Direction: Write out every line of the material as it stands, apart from the pictures.
[START]
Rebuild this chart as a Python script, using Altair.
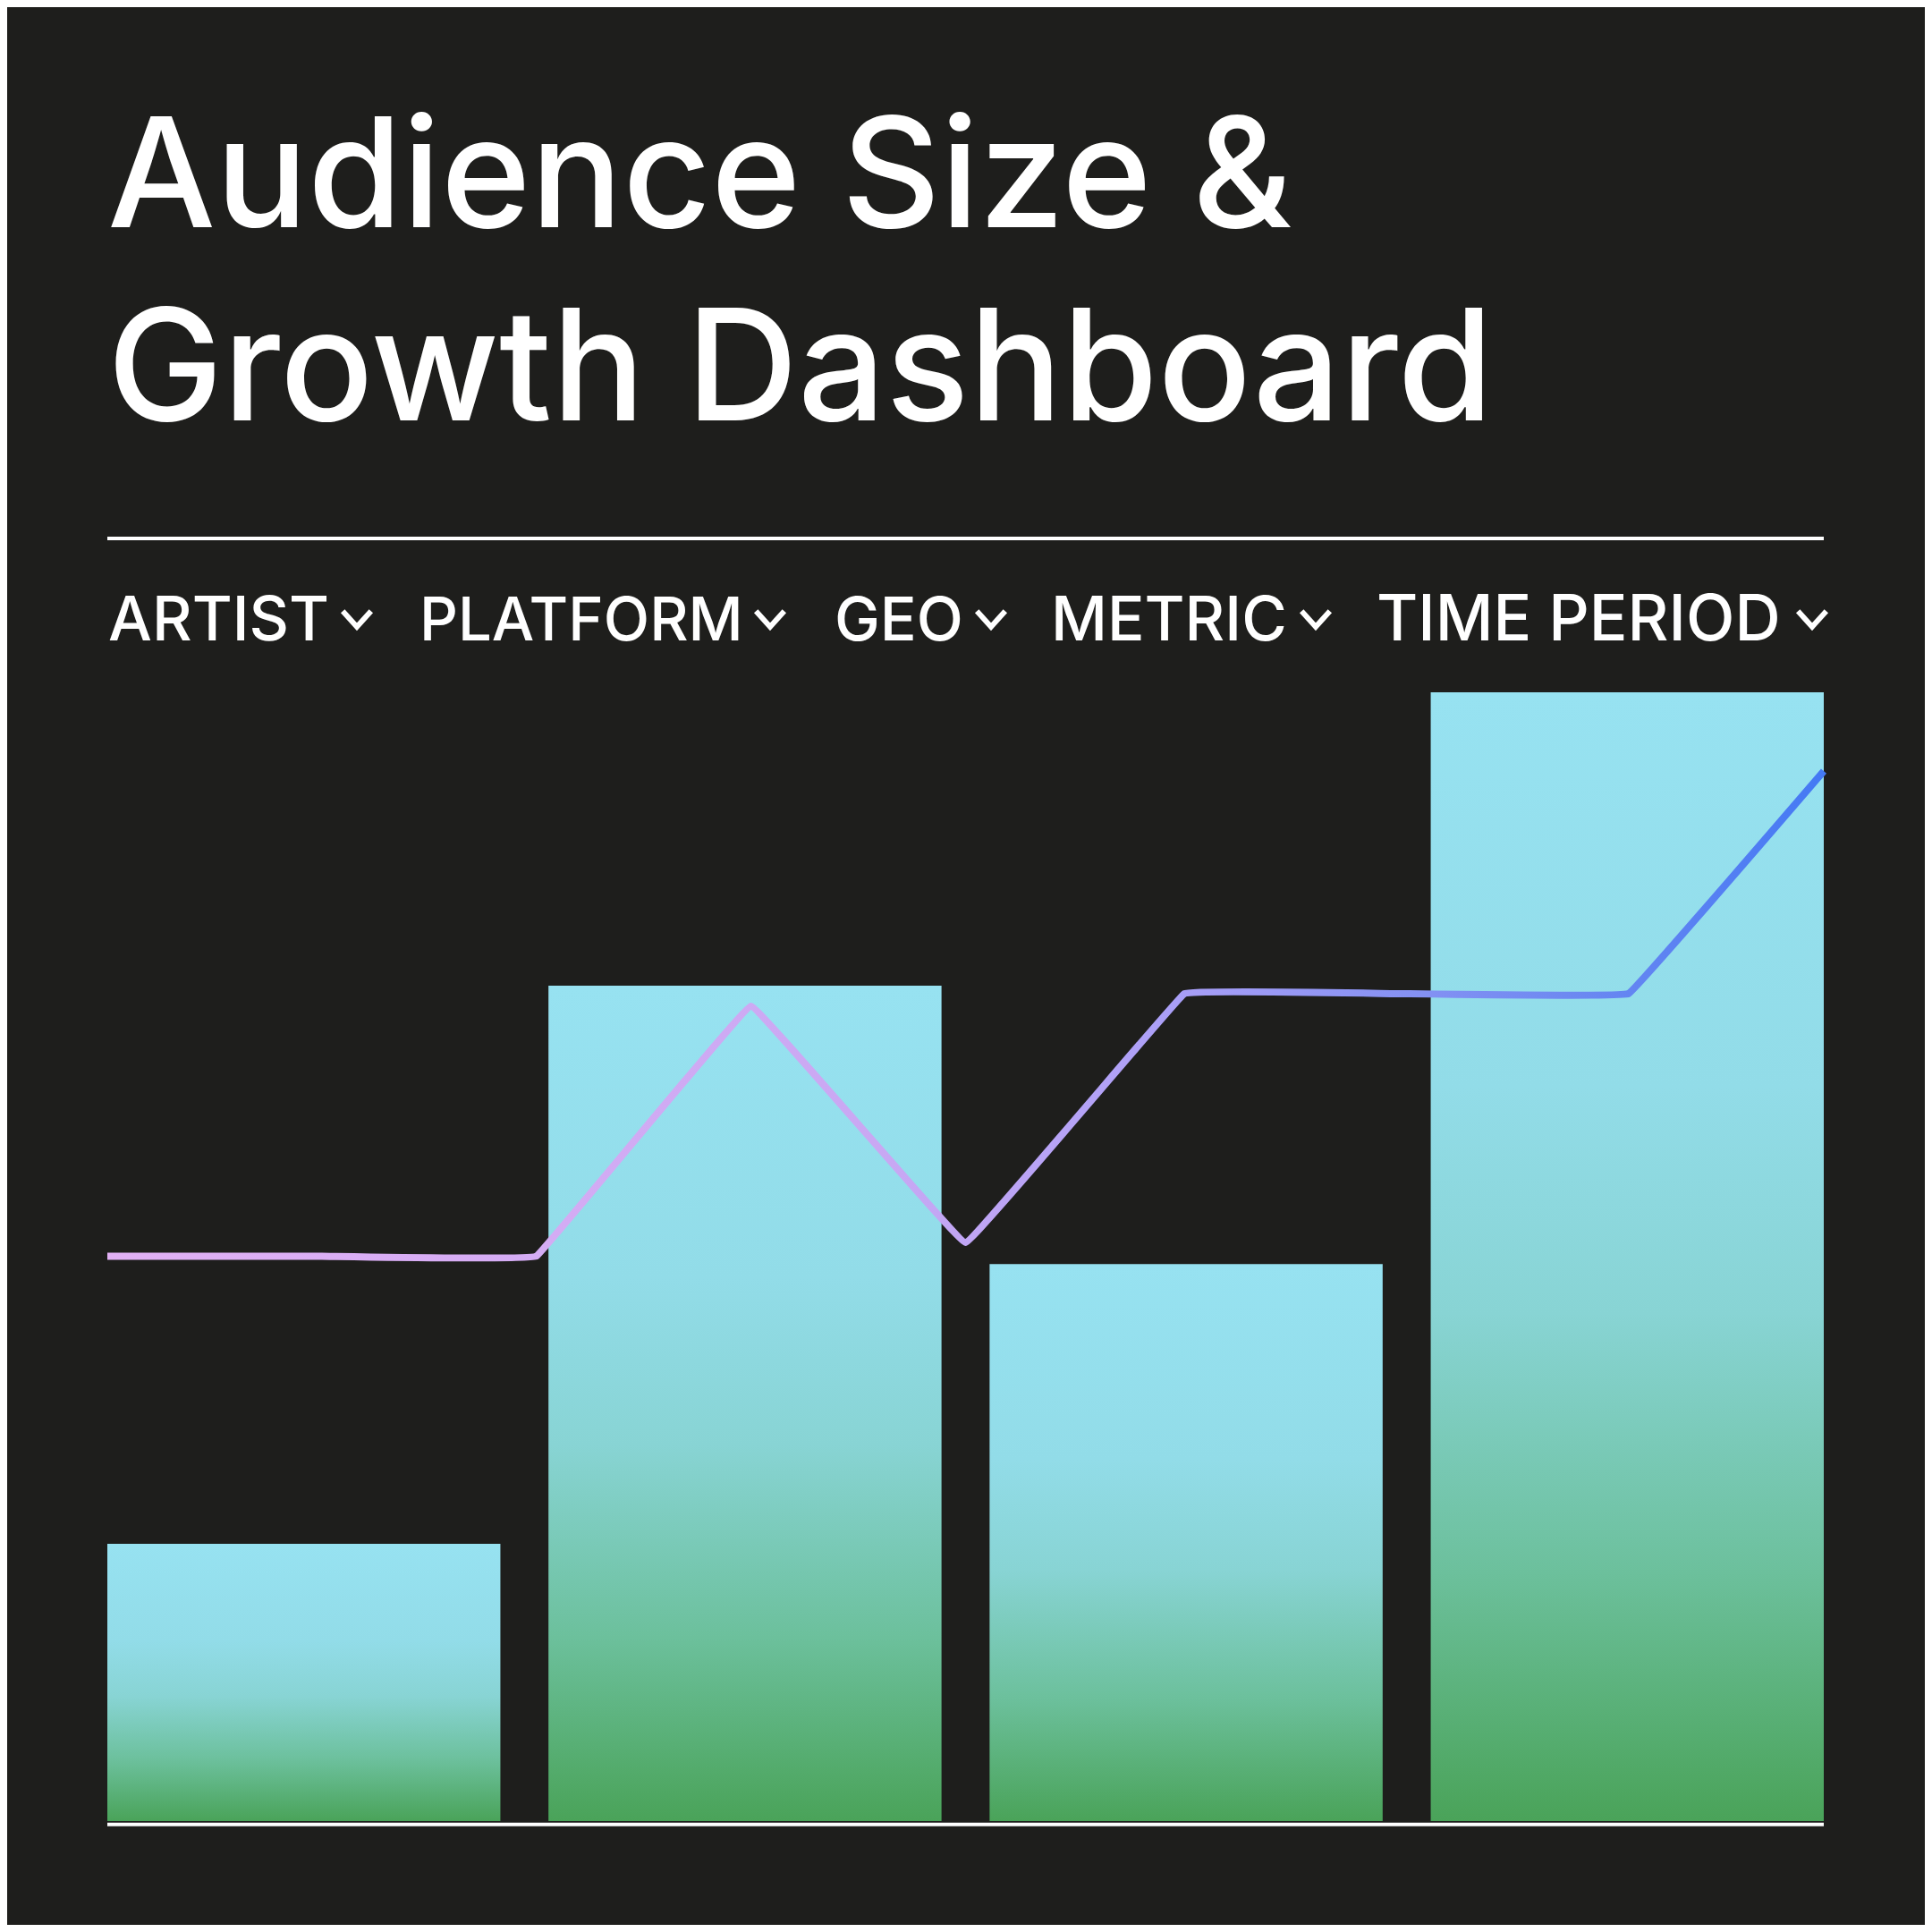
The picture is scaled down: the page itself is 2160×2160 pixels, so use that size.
import altair as alt
import pandas as pd

# ---- data ----
channels = ["Channel A", "Channel B", "Channel C", "Channel D"]
audience = [2.43, 7.32, 4.88, 9.89]          # audience size (bars)
growth_step = [0, 1, 2, 3, 4, 5.02, 6, 7.09, 8]   # growth series positions
growth = [4.95, 4.95, 4.95, 7.14, 5.07, 7.25, 7.25, 7.25, 9.20]
filters = ["ARTIST", "PLATFORM", "GEO", "METRIC", "TIME PERIOD"]
title_lines = ["Audience Size &", "Growth Dashboard"]

bars_df = pd.DataFrame({"channel": channels, "audience": audience})
line_df = pd.DataFrame({"step": growth_step, "growth": growth})
one = pd.DataFrame({"k": [0]})

W, H = 1919, 1276
BG = "#1E1E1C"
FONT = "Inter"

bar_grad = alt.Gradient(
    gradient="linear", x1=0, x2=0, y1=0, y2=1,
    stops=[
        alt.GradientStop(offset=0, color="#97E2F1"),
        alt.GradientStop(offset=0.35, color="#92DCE8"),
        alt.GradientStop(offset=0.55, color="#88D4D4"),
        alt.GradientStop(offset=0.78, color="#6CC09C"),
        alt.GradientStop(offset=1, color="#4AA359"),
    ],
)
line_grad = alt.Gradient(
    gradient="linear", x1=0, x2=1, y1=0, y2=0,
    stops=[
        alt.GradientStop(offset=0, color="#E2B1F5"),
        alt.GradientStop(offset=0.45, color="#C9A8F3"),
        alt.GradientStop(offset=0.6, color="#AFA1F7"),
        alt.GradientStop(offset=0.85, color="#6E89F1"),
        alt.GradientStop(offset=1, color="#4479F4"),
    ],
)

bars = alt.Chart(bars_df).mark_bar(color=bar_grad).encode(
    x=alt.X("channel:N", sort=channels, axis=None,
            scale=alt.Scale(paddingInner=0.109, paddingOuter=0)),
    y=alt.Y("audience:Q", axis=None, scale=alt.Scale(domain=[0, 10], nice=False)),
)

line = alt.Chart(line_df).mark_line(
    color=line_grad, strokeWidth=8, interpolate="cardinal", tension=0.9,
    strokeCap="butt", strokeJoin="round",
).encode(
    x=alt.X("step:Q", axis=None, scale=alt.Scale(domain=[0, 8], nice=False, zero=False)),
    y=alt.Y("growth:Q", axis=None, scale=alt.Scale(domain=[0, 10], nice=False)),
)

base_rule = alt.Chart(one).mark_rule(color="white", strokeWidth=4).encode(
    x=alt.value(0), x2=alt.value(W), y=alt.value(H + 3.7)
)
top_rule = alt.Chart(one).mark_rule(color="white", strokeWidth=4).encode(
    x=alt.value(0), x2=alt.value(W), y=alt.value(-158)
)

layers = [bars, line, base_rule, top_rule]

title_y = [-506.5, -290]
title_size = [171, 173]
for txt, ty, fs in zip(title_lines, title_y, title_size):
    layers.append(
        alt.Chart(one).mark_text(
            text=txt, align="left", baseline="alphabetic", font=FONT,
            fontSize=fs, fontWeight=500, color="white",
        ).encode(x=alt.value(0), y=alt.value(ty))
    )

label_x = [1, 349, 813, 1055, 1419]
label_size = [69, 67, 68, 69, 71]
chev_x = [279, 741, 988, 1351, 1906]
for lab, lx, fs, cx in zip(filters, label_x, label_size, chev_x):
    layers.append(
        alt.Chart(one).mark_text(
            text=lab, align="left", baseline="alphabetic", font=FONT,
            fontSize=fs, fontWeight=500, color="white",
        ).encode(x=alt.value(lx), y=alt.value(-44))
    )
    layers.append(
        alt.Chart(one).mark_point(
            shape="M-1,-0.55L0,0.55L1,-0.55", filled=False, stroke="white",
            strokeWidth=6, size=1000, opacity=1,
        ).encode(x=alt.value(cx), y=alt.value(-68))
    )

chart = alt.layer(*layers).resolve_scale(
    x="independent", y="independent"
).properties(
    width=W, height=H,
    autosize=alt.AutoSizeParams(type="none"),
    padding={"left": 112, "top": 752, "right": 113, "bottom": 116},
    background=BG,
).configure_view(stroke=None)

chart.save("out.html", embed_options={"renderer": "svg", "actions": False})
[END]
Response to this exercise:
Rebuild this chart as a Python script, using Altair.
The picture is scaled down: the page itself is 2160×2160 pixels, so use that size.
import altair as alt
import pandas as pd

# ---- data ----
channels = ["Channel A", "Channel B", "Channel C", "Channel D"]
audience = [2.43, 7.32, 4.88, 9.89]          # audience size (bars)
growth_step = [0, 1, 2, 3, 4, 5.02, 6, 7.09, 8]   # growth series positions
growth = [4.95, 4.95, 4.95, 7.14, 5.07, 7.25, 7.25, 7.25, 9.20]
filters = ["ARTIST", "PLATFORM", "GEO", "METRIC", "TIME PERIOD"]
title_lines = ["Audience Size &", "Growth Dashboard"]

bars_df = pd.DataFrame({"channel": channels, "audience": audience})
line_df = pd.DataFrame({"step": growth_step, "growth": growth})
one = pd.DataFrame({"k": [0]})

W, H = 1919, 1276
BG = "#1E1E1C"
FONT = "Inter"

bar_grad = alt.Gradient(
    gradient="linear", x1=0, x2=0, y1=0, y2=1,
    stops=[
        alt.GradientStop(offset=0, color="#97E2F1"),
        alt.GradientStop(offset=0.35, color="#92DCE8"),
        alt.GradientStop(offset=0.55, color="#88D4D4"),
        alt.GradientStop(offset=0.78, color="#6CC09C"),
        alt.GradientStop(offset=1, color="#4AA359"),
    ],
)
line_grad = alt.Gradient(
    gradient="linear", x1=0, x2=1, y1=0, y2=0,
    stops=[
        alt.GradientStop(offset=0, color="#E2B1F5"),
        alt.GradientStop(offset=0.45, color="#C9A8F3"),
        alt.GradientStop(offset=0.6, color="#AFA1F7"),
        alt.GradientStop(offset=0.85, color="#6E89F1"),
        alt.GradientStop(offset=1, color="#4479F4"),
    ],
)

bars = alt.Chart(bars_df).mark_bar(color=bar_grad).encode(
    x=alt.X("channel:N", sort=channels, axis=None,
            scale=alt.Scale(paddingInner=0.109, paddingOuter=0)),
    y=alt.Y("audience:Q", axis=None, scale=alt.Scale(domain=[0, 10], nice=False)),
)

line = alt.Chart(line_df).mark_line(
    color=line_grad, strokeWidth=8, interpolate="cardinal", tension=0.9,
    strokeCap="butt", strokeJoin="round",
).encode(
    x=alt.X("step:Q", axis=None, scale=alt.Scale(domain=[0, 8], nice=False, zero=False)),
    y=alt.Y("growth:Q", axis=None, scale=alt.Scale(domain=[0, 10], nice=False)),
)

base_rule = alt.Chart(one).mark_rule(color="white", strokeWidth=4).encode(
    x=alt.value(0), x2=alt.value(W), y=alt.value(H + 3.7)
)
top_rule = alt.Chart(one).mark_rule(color="white", strokeWidth=4).encode(
    x=alt.value(0), x2=alt.value(W), y=alt.value(-158)
)

layers = [bars, line, base_rule, top_rule]

title_y = [-506.5, -290]
title_size = [171, 173]
for txt, ty, fs in zip(title_lines, title_y, title_size):
    layers.append(
        alt.Chart(one).mark_text(
            text=txt, align="left", baseline="alphabetic", font=FONT,
            fontSize=fs, fontWeight=500, color="white",
        ).encode(x=alt.value(0), y=alt.value(ty))
    )

label_x = [1, 349, 813, 1055, 1419]
label_size = [69, 67, 68, 69, 71]
chev_x = [279, 741, 988, 1351, 1906]
for lab, lx, fs, cx in zip(filters, label_x, label_size, chev_x):
    layers.append(
        alt.Chart(one).mark_text(
            text=lab, align="left", baseline="alphabetic", font=FONT,
            fontSize=fs, fontWeight=500, color="white",
        ).encode(x=alt.value(lx), y=alt.value(-44))
    )
    layers.append(
        alt.Chart(one).mark_point(
            shape="M-1,-0.55L0,0.55L1,-0.55", filled=False, stroke="white",
            strokeWidth=6, size=1000, opacity=1,
        ).encode(x=alt.value(cx), y=alt.value(-68))
    )

chart = alt.layer(*layers).resolve_scale(
    x="independent", y="independent"
).properties(
    width=W, height=H,
    autosize=alt.AutoSizeParams(type="none"),
    padding={"left": 112, "top": 752, "right": 113, "bottom": 116},
    background=BG,
).configure_view(stroke=None)

chart.save("out.html", embed_options={"renderer": "svg", "actions": False})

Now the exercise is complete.